Cylindrical Geometry

$$ t_{f} = \frac{\Delta H_{f} \rho}{T_{m}-T_{\infty} } (\frac{R^{2}}{4k} \frac {R}{2h}) $$

Spherical Geometry

$$ t_{f} = \frac{\Delta H_{f} \rho}{T_{m}-T_{\infty} } (\frac{R^{2}}{6k} \frac {R}{3h}) $$

where

$ t_f $ = freezing time $ [s] $
$ \Delta H_f $ = latent heat of fusion $ [\frac{J}{kg}] $. (Note: for biological tissue with a water component, the latent heat of fusion of water is multiplied by the the water content fraction in the tissue.)
$ \rho $ = density $ [\frac{kg}{m^3}] $
$ T_m $ = melting or freezing temperature $ [K] $
$ T_{\infty} $ = surrounding fluid temperature $ [K] $
$ L $ or $ R $ = characteristic length, depending on geometry $ [m] $
$ k $ = thermal conductivity of the medium $ [\frac{W}{mK}] $
$ h $ = convective heat transfer coefficient $ [\frac{W}{m^2 K}] $

Looking at key parameter relationships, freezing time decreases with

higher thermal conductivity $ k $ (less resistance to heat flow)
higher convective coefficient $ h $ (stronger surface cooling)
larger temperature difference $ \Delta T $ (stronger driving force)
smaller characteristic length $ L $ (there is more mass to freeze)

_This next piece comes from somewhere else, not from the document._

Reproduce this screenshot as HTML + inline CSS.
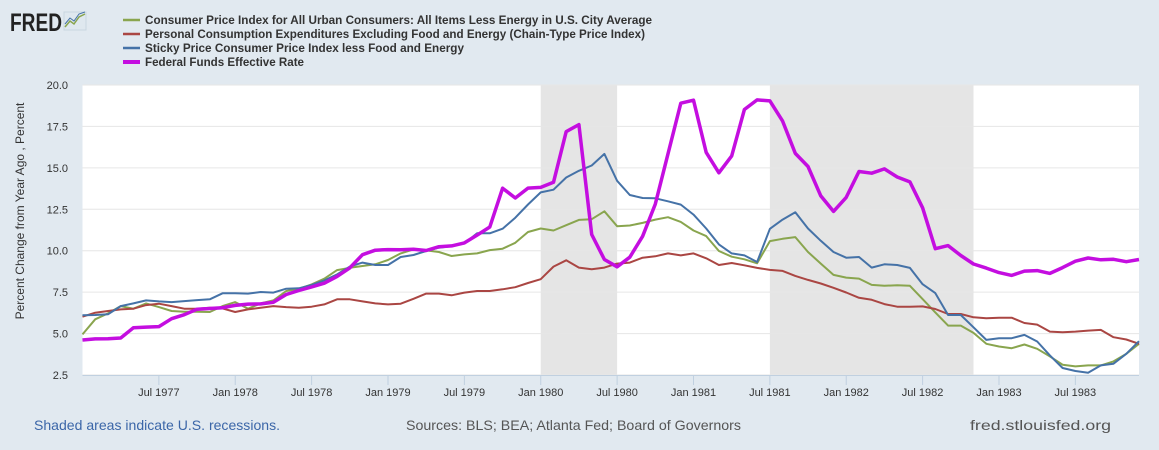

The frozen layer thickness grows as $ x \propto \sqrt{t} $; freezing progressively slows as the frozen layer thickens because it adds thermal resistance.

Need a review?

Be sure to use the appropriate characteristic length for the geometry!

Heterogeneous Solutions

Solutions behave differently than pure water. Because solutes are present, heterogeneous nuclei form more readily, so nucleation occurs earlier and less supercooling is required.

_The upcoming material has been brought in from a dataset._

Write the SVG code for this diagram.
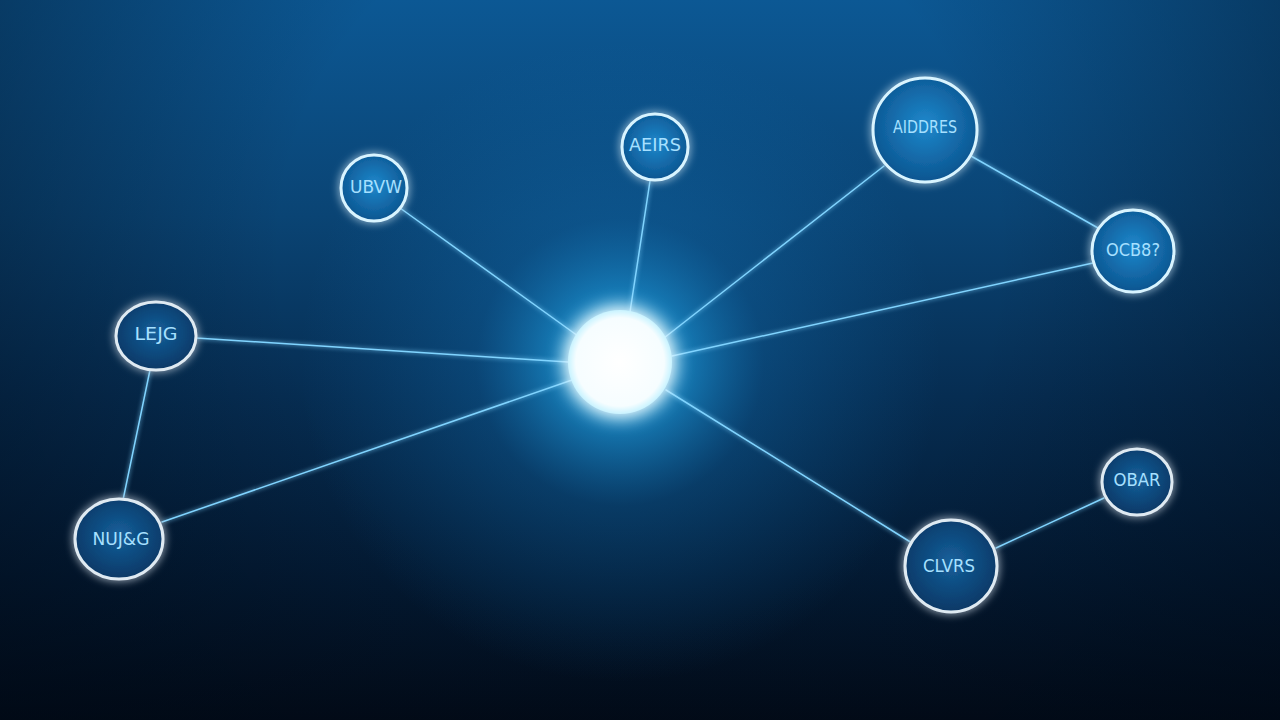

When solutes (e.g., salt) dissolve in a solvent (e.g, water), they interfere with hydrogen bonding, depressing the freezing point below 0°C. The relationship is expressed as:

$$ \frac{\Delta H_{f}}{R_{g}} [\frac{1}{T_{pure}} - \frac{1}{T_{soln}}] = ln(x_{A}) $$

where

$ \Delta H_{f} $ = latent heat of fusion of pure liquid $ [\frac{J}{kg}] $
$ R_{g} $ = ideal gas constant, $ 8.314 [\frac{J}{mol K}] $
$ T_{pure} $ = freezing point of pure liquid $ [K] $
$ T_{soln} $ = freezing point of the solution $ [K] $
$ x_{A} $ = mole fraction of solvent A (e.g., water) in solution

As freezing proceeds, water crystallizes out of solution, leaving behind a progressively more concentrated liquid, which in turn depresses the freezing point further. This process continues until all freezable water has solidified. Practically, this means biological solutions freeze gradually over a temperature range (roughly −2 to −35°C) rather than at a single sharp temperature.